Always use your gross pay (before taxes and deductions) for the most accurate annual calculation. Here’s why:
- The calculator applies your estimated tax rate to the gross amount
- Gross pay is consistent while net pay varies with tax withholdings
- Most financial planning (loans, budgets) uses gross income
- You can adjust the tax rate field to match your actual withholdings
If you only know your net pay, you’ll need to estimate your gross pay by dividing net pay by (1 – tax rate). For example, $1,500 net with 22% tax rate = $1,923 gross ($1,500 ÷ 0.78).
How do bonuses and commissions affect the annual salary calculation?
Bonuses and commissions are added to your annual total but are typically taxed differently:
- Annual Bonuses: Often taxed at a flat 22% federal rate (for bonuses under $1M)
- Commissions: Taxed as regular income but may push you into a higher tax bracket
- Stock Options: Taxed when exercised (difference between grant price and market value)
Our calculator adds bonuses to your annual total after applying your estimated tax rate. For precise tax calculations on bonuses, consult IRS Publication 15-B.
What’s the difference between bi-weekly and semi-monthly pay?

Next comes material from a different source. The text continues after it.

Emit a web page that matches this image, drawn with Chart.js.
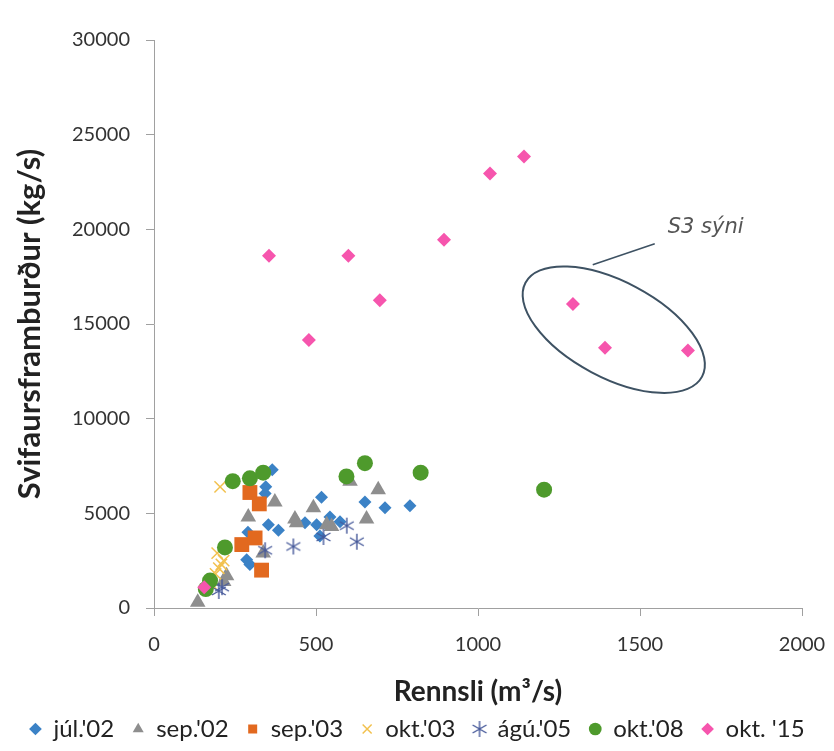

| Feature | Bi-Weekly Pay | Semi-Monthly Pay |
|---|---|---|
| Pay Frequency | Every 2 weeks (26-27 times/year) | Twice per month (24 times/year) |
| Pay Dates | Same day each pay period (e.g., every other Friday) | Specific dates (e.g., 15th and 30th) |
| Annual Paychecks | 26 or 27 | 24 |
| Overtime Calculation | Easier (aligned with workweeks) | More complex (may span pay periods) |
| Budgeting | 2 “extra” paychecks annually | Consistent monthly amounts |
Bi-weekly is more common for hourly employees (60% of U.S. workers) while semi-monthly is typical for salaried positions. The annual total is identical – the difference is in payment timing.
How does this calculation help with retirement planning?
Knowing your annual income is essential for retirement planning:
- 401(k) Contributions: The 2024 limit is $23,000 (or $30,500 if over 50). Calculate your bi-weekly contribution needed to max out.
- IRA Contributions: $7,000 limit for 2024. Determine how much to set aside from each paycheck.
- Social Security: Benefits are calculated based on your 35 highest-earning years (indexed for inflation).
- Replacement Ratio: Most financial planners recommend saving enough to replace 70-80% of your pre-retirement annual income.
Use your annual salary to calculate your Social Security benefits and determine if you’re on track for your retirement goals.
What common mistakes should I avoid when calculating annual salary?
Avoid these 7 critical errors:
- Using net instead of gross pay – Always start with gross income
- Forgetting bonuses/commissions – These can significantly impact annual totals
- Ignoring tax rate changes – Your effective rate may differ from the bracket percentage
- Overlooking pay period count – 26 vs 27 makes a 4% difference
- Not accounting for unpaid time off – This reduces your effective annual income
- Assuming consistent overtime – Overtime varies and shouldn’t be counted as regular income
- Neglecting state taxes – A $75k salary in TX vs CA has $7k+ difference in net income
For the most accurate calculation, use your year-end pay stub (W-2) which shows your actual annual gross income.